Futaleufú

Upon arrival it becomes pretty apparent what the main draw to ‘Futa’ is. There are as many kayaks as cars in the town, and every other business is somehow related to kayaking or rafting. The town is surrounded by mountains and retains a frontier feel reminiscent of towns in Alaska. The inhabitants are generally pretty laid-back and, when not in the water, the central plaza is a good place to relax and have a fruit juice.

Fly-fishing and trekking are also possible, but the Río Futaleufú is considered one of the top rivers worldwide for rafting, and most visitors come here to dip their toes in the water.

What to see and do in Futaleufú 

Rafting and kayaking

The main attraction in the region is world-class rafting and kayaking. Professionals from across the world visit this town specifically to raft the river, so if you have never rafted before but were always curious, this is possibly the finest place in Latin America to do so.

kayak Futaleufú
The main attraction in the region is world-class rafting and kayaking © Warren.williams, Wikimedia Commons

Up to class V+ rapids offer even the most experienced kayakers a serious challenge, and the Río Futaleufú is notably safe as the main white-water sections are invariably followed by more tranquil waters which makes rescue operations easier. The Río Espolón has class III rapids suitable for less experienced rafters, and is offered by most of the operators listed.

Horses

At the northeast corner of town lies the all-important rodeo, La Medialuna. Horse-related activities are taken very seriously both here and in Palena, a consequence of the gaucho legacy. Next to the rodeo is a small lake, Laguna Espejo, and a short trail around the north shore of the lake leads up to a viewing platform, Torre de Agua, with sweeping views over the town and valley.

Hiking, trekking and rock-climbing

A number of horse, hiking and mountain-biking trails surround Futaleufú for those less interested in rafting, generally following the main rivers. To the northwest of the town are a number of lakes and trails, as well as fishing options. Day treks include Lago Azul, Lago los Cedros and Piedra del Águila – Las Cascadas del Lago Espolón. Multi-day treks are possible around Espolón. There are also rock-climbing routes in the region – ask at Las Natàlias.

Patagonia Elements offer some non-river trips, but only two tour operators focus on non-river activities: Carpintero Negro and Otro Turismo. Indeed, Futaleufú is almost a victim of its own success – rafting and kayaking have so dominated tourism in the region that other activities seem to have been squeezed out. These two operators are noteworthy for trying to promote the other (often amazing) activities the village offers.

Futaleufú 
Futaleufú offers some excellent hiking opportunities © Natalia Reyes Escobar, Wikimedia Commons

For something completely different, Somos Patagonia offers canopy tours suitable for anyone over five years old (under nine with guide). This is a short half-hour trek up, followed by six descents covering 800m.
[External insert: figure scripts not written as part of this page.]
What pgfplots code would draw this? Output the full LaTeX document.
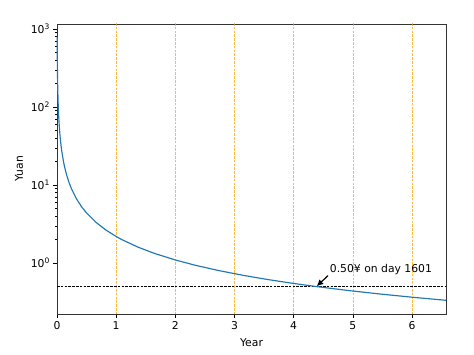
\documentclass[border=0pt]{standalone}
\usepackage{pgfplots}
\pgfplotsset{compat=1.18}
\usetikzlibrary{arrows.meta}
\usepackage{fontspec}
\setmainfont{DejaVu Sans}
\definecolor{c0}{HTML}{1F77B4}
\definecolor{morange}{HTML}{FFA500}
\begin{document}
\begin{tikzpicture}[font=\fontsize{10.8}{13}\selectfont]
\begin{axis}[
  set layers,
  scale only axis, width=389pt, height=290pt,
  ymode=log, xmin=0, xmax=6.575, ymin=0.2225, ymax=1160,
  xtick={0,1,2,3,4,5,6},
  ytick={1,10,100,1000},
  yticklabels={10\textsuperscript{0},10\textsuperscript{1},10\textsuperscript{2},10\textsuperscript{3}},
  /pgf/number format/assume math mode=true,
  tick align=outside, major tick length=3.6pt, minor tick length=2pt,
  tick style={black, line width=0.6pt},
  xtick pos=bottom, ytick pos=left,
  axis line style={line width=0.6pt, black!80},
  xlabel={Year}, ylabel={Yuan},
  xlabel style={yshift=-2pt}, ylabel style={yshift=1pt},
  clip=true,
]
\pgfplotsinvokeforeach{1,2,3,4,5,6}{
  \addplot[morange, line width=0.55pt, opacity=0.75, dash pattern=on 2.6pt off 1.2pt, forget plot] coordinates {(#1,0.1) (#1,2000)};
}
\addplot[black, line width=0.6pt, dash pattern=on 2.6pt off 1.2pt] coordinates {(0,0.5) (7,0.5)};
\addplot[c0, line width=1.15pt, on layer=axis foreground] coordinates {
(0.00274,800) (0.00548,400) (0.00822,266.7) (0.01096,200) (0.0137,160) (0.0192,114.3)
(0.02192,100) (0.0274,80) (0.03288,66.67) (0.0411,53.33) (0.0548,40) (0.0685,32)
(0.0822,26.67) (0.1096,20) (0.1233,17.78) (0.1644,13.33) (0.2055,10.67) (0.2466,8.889)
(0.3288,6.667) (0.411,5.333) (0.4932,4.444) (0.6575,3.333) (0.8219,2.667) (1.0,2.192)
(1.0959,2.0) (1.3699,1.6) (1.6438,1.333) (2.0,1.096) (2.3288,0.941) (2.7397,0.8)
(3.1507,0.6957) (3.5616,0.6154) (3.9726,0.5517) (4.3863,0.4997) (4.9315,0.4444)
(5.4795,0.4) (6.0274,0.3636) (6.5753,0.3333)
};
\node[anchor=base west, inner sep=0pt] at (axis cs:4.61,0.76) {0.50¥ on day 1601};
\draw[-{Latex[length=6.5pt,width=6.5pt]}, line width=1.2pt] (axis cs:4.58,0.69) -- (axis cs:4.39,0.505);
\path (rel axis cs:0,0) ++(-57pt,-41pt) coordinate (bl);
\path (rel axis cs:1,1) ++(28pt,24pt) coordinate (tr);
\end{axis}
\path (bl) rectangle (tr);
\end{tikzpicture}
\end{document}
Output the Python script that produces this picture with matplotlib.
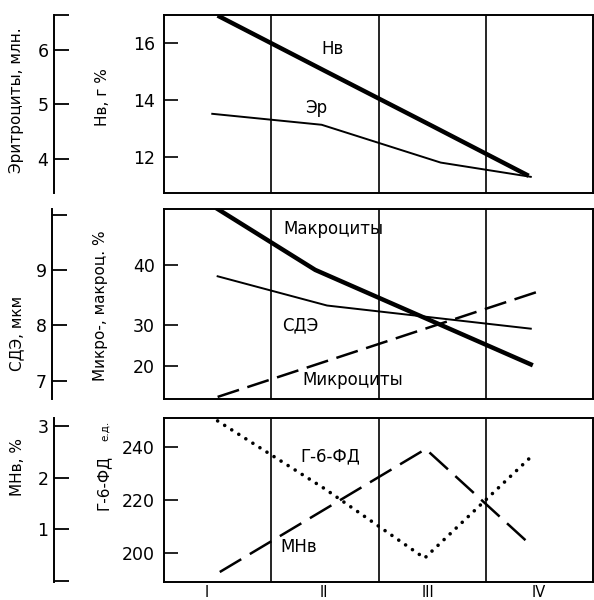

The 12,000ha Reserva Nacional Futaleufú lies to the south of the town and has three trails and a couple of miradores, easily accessed by car. For the more adventurous, and with the advice of the CONAF guard, it is possible to hike through the reserve and on to Palena. There is a road heading south through the valley towards Cerro Cónico, but then an unmarked trail begins – this is for experienced hikers only.

Travel to Futaleufú

For those making a detour from Villa Santa Lucía on the Carretera Austral, the road ascends 30km to Puerto Ramírez. Futaleufú is a further 48km (1hr) from Puerto Ramírez along Ruta 231 (northeasterly from the junction at Puerto Ramírez). The road is of reasonable quality, although there are sections of exposed rock. Be prepared for surprising, unmarked hairpin bends, and the occasional cow in the road. There are steep ascents and descents which might be frustrating for cyclists. Initially the route climbs through a steep gorge, and then skirts around Lago Yelcho, with mountains crashing vertically into the lake.

Evidence of violent landslides is visible: deforested, scarred sections of mountainside are exposed, some presumably quite recently judging from the lack of new vegetation. You will pass snow-capped peaks along the way. This is a well-traversed section and traffic is comparatively common.

After Lago Yelcho the road winds around the Río Futaleufú, crossing a number of bridges (including over the Río Azul, another rafting river). The final section runs along the shores of Lago Lonconao and then along the Río Espolón: this sparsely populated area has spectacular mountain scenery, with snow-capped peaks, and virgin bush running down to river valleys and lakes.